Crâl

Quand la science-fiction retourne aux chasseurs cueilleurs

La science-fiction explore les possibles futurs des humains. Le Chaux-de-Fonnier Alexandre Correa imagine dans « Crâl, » son dernier roman, une tribu survivante d’un Tchernobyl dont les quatre réacteurs auraient explosé en 1986, dévastant la planète.

Des dizaines de milliers d’années plus tard, une tribu erre, à la recherche des « terres parfaites », où elle pourra se sédentariser. Ces nouveaux chasseurs-cueilleurs suivent aveuglément Tata Gué, une sage qui les conduit contre vents et marées. Pour la tribu, elle sait où elle va, traversant des plaines, des montagnes, affrontant au fil des mois, toutes les météos, tous les dangers. La tribu lui voue une confiance absolue, sauf le jeune Crâl, qui lui pose des questions sur ce voyage qu’il devine absurde. Tata Gué réalise qu’il sera le prochain guide : il comprend la vie, la nature, il se fond en elles naturellement. Comme Tata Gué, il consomme des champignons et des boissons fermentées qui lui permettent d’appréhender les subtilités de l’existence. Plus le temps passe, plus Crâl entrevoit combien il est différent des autres.

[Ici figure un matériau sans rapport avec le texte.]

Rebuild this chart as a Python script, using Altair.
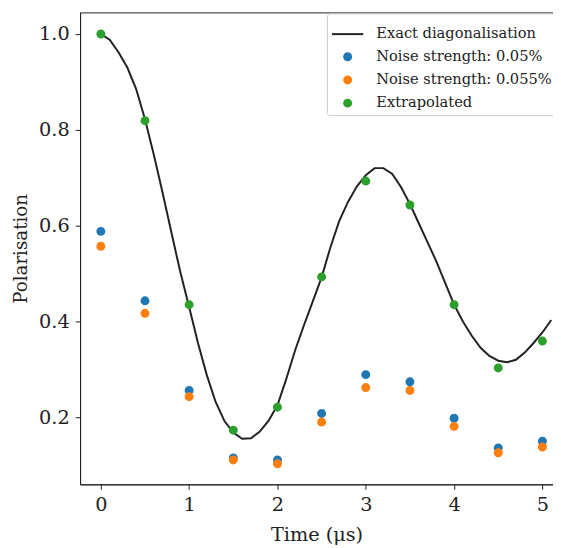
import altair as alt
import pandas as pd

# Exact diagonalisation curve (sampled every 0.1 us)
t_exact = [round(0.1 * i, 1) for i in range(52)]
p_exact = [1.000, 0.988, 0.962, 0.930, 0.885, 0.822, 0.748, 0.668, 0.585, 0.503,
           0.430, 0.355, 0.288, 0.232, 0.192, 0.168, 0.155, 0.156, 0.170, 0.193,
           0.225, 0.280, 0.340, 0.392, 0.442, 0.492, 0.555, 0.610, 0.650, 0.682,
           0.705, 0.720, 0.720, 0.708, 0.680, 0.645, 0.605, 0.565, 0.525, 0.480,
           0.435, 0.400, 0.370, 0.345, 0.328, 0.318, 0.315, 0.320, 0.335, 0.355,
           0.377, 0.403]

t_points = [0.0, 0.5, 1.0, 1.5, 2.0, 2.5, 3.0, 3.5, 4.0, 4.5, 5.0]
p_noise_005 = [0.588, 0.443, 0.256, 0.115, 0.111, 0.208, 0.289, 0.274, 0.198, 0.136, 0.150]
p_noise_0055 = [0.557, 0.417, 0.243, 0.111, 0.103, 0.190, 0.262, 0.256, 0.181, 0.126, 0.138]
p_extrap = [1.000, 0.819, 0.435, 0.173, 0.221, 0.493, 0.693, 0.643, 0.435, 0.303, 0.359]

labels = ["Exact diagonalisation", "Noise strength: 0.05%",
          "Noise strength: 0.055%", "Extrapolated"]
colors = ["#222222", "#1f77b4", "#ff7f0e", "#2ca02c"]
shapes = ["stroke", "circle", "circle", "circle"]
sizes = [1000, 50, 50, 50]

line_df = pd.DataFrame({"t": t_exact, "p": p_exact, "series": labels[0]})
pts = []
for lab, vals in zip(labels[1:], [p_noise_005, p_noise_0055, p_extrap]):
    for t, v in zip(t_points, vals):
        pts.append({"t": t, "p": v, "series": lab})
pts_df = pd.DataFrame(pts)

FONT = "DejaVu Serif"
xs = alt.Scale(domain=[-0.235, 5.12], nice=False, zero=False)
ys = alt.Scale(domain=[0.06, 1.045], nice=False, zero=False)
cs = alt.Scale(domain=labels, range=colors)
ss = alt.Scale(domain=labels, range=shapes)
zs = alt.Scale(type="ordinal", domain=labels, range=sizes)

legend = alt.Legend(title=None, orient="none", legendX=250, legendY=1,
                    fillColor="white", strokeColor="#cccccc", cornerRadius=3,
                    padding=4, labelFont=FONT, labelFontSize=14.8, labelColor="#222",
                    rowPadding=7.5, labelLimit=400, labelOffset=12,
                    symbolStrokeWidth=2)

xax = alt.Axis(values=[0, 1, 2, 3, 4, 5], format="d", grid=False, title="Time (μs)",
               titleFontSize=19.5, titlePadding=12)
yax = alt.Axis(values=[0.2, 0.4, 0.6, 0.8, 1.0], format=".1f", grid=False, title="Polarisation",
               titleFontSize=18.5, titlePadding=8)

line = alt.Chart(line_df).mark_line(strokeWidth=2).encode(
    x=alt.X("t:Q", scale=xs, axis=xax),
    y=alt.Y("p:Q", scale=ys, axis=yax),
    color=alt.Color("series:N", scale=cs, legend=legend),
)

points = alt.Chart(pts_df).mark_point(filled=True, opacity=1, strokeWidth=2).encode(
    x=alt.X("t:Q", scale=xs),
    y=alt.Y("p:Q", scale=ys),
    color=alt.Color("series:N", scale=cs, legend=legend),
    stroke=alt.Stroke("series:N", scale=cs, legend=legend),
    shape=alt.Shape("series:N", scale=ss, legend=legend),
    size=alt.Size("series:N", scale=zs, legend=legend),
)

chart = alt.layer(line, points).properties(
    width=479, height=478,
    autosize=alt.AutoSizeParams(type="none"),
    padding={"left": 73, "top": 1, "right": 0, "bottom": 60},
).configure_view(stroke="#222", strokeWidth=1).configure_axis(
    labelFont=FONT, titleFont=FONT, labelFontSize=19.5,
    labelColor="#222", titleColor="#222", domainColor="#222", tickColor="#222",
    tickSize=5, labelPadding=6, titleFontWeight="normal", domainWidth=1,
)

chart.save("out.html", embed_options={"renderer": "svg", "actions": False})
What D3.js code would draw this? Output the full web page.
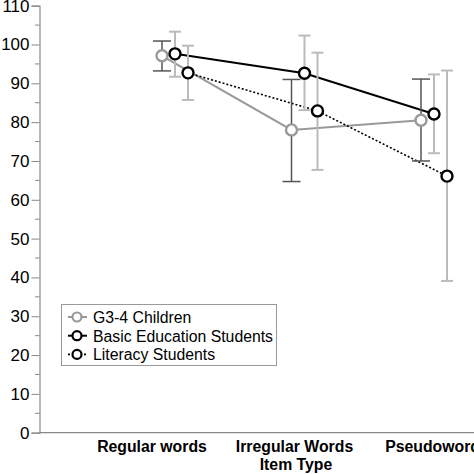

Seule la petite Binda, une enfant aussi lucide que Tata Gué et Crâl, échappe à la médiocrité ambiante. Elle sait, elle, que Crâl, un jour, partira seul.

Chemin faisant, la tribu croise des chiens sauvages. Ils ne sont plus soumis à l’homme. Agressé par l’un d’eux, Crâl perd un doigt, mais sauve sa vie en le tuant et, par respect pour l’animal, lui dresse une tombe, lui offrant le doigt arraché lors de la bagarre. 

Rejoignant un abri de fortune qui fut jadis une station-service, la tribu découvre des fragments de métaux, boîtes de conserve, fourchette, débris de l’humanité disparue. Très excité, chacun des membres les transforme en armes et autres objets qui leur semblent soudain indispensables. Crâl désapprouve, refusant de se charger d’ustensiles qui ne font qu’encombrer. À la mort de Tata Gué, blessée lors d’une bataille contre un autre clan qui convoite les objets de la tribu, Crâl se sent obligé d’occuper sa place. Il s’acquittera de son devoir, s’arrêtant un jour dans une vallée qui lui paraît accueillante. Il se met alors à peindre avec des matériaux naturels. Aussitôt, il est imité par des membres de la tribu. Il sait désormais qu’il doit disparaître, son mental ne s’accorde plus aux envies des siens. La petite Binda est heureuse de sa décision.

Alexandre Correa est un auteur majeur de Suisse romande, l’un de ceux dont on parle peu : doué, imprévisible, évitant les chapelles et toute forme d’élitisme, il suit son chemin personnel, se moquant des étiquettes et de la bien-pensance. Son écriture, particulièrement ciselée dans une apparente simplicité, vagabonde entre la philosophie et la littérature. Baguenauder dans ses livres, c’est ramasser des claques à chaque coin de page. À travers ses récits, l’auteur chaux-de-fonnier pose des questions essentielles concernant notre monde en décomposition. 

Entre science-fiction, fantastique, réalité décomposée, Correa réinvente le Nouveau roman à sa sauce : pas d’émotionnel, sécheresse des phrases qui n’en sont que plus frappantes d’efficacité. Comme ses précédents livres, « Crâl » est à nouveau un morceau d’anthologie à lire et à relire.

Alexandre Correa : « Crâl », Ed. Torticolis et Frères, La Chaux-de-Fonds, 197 p. Ill.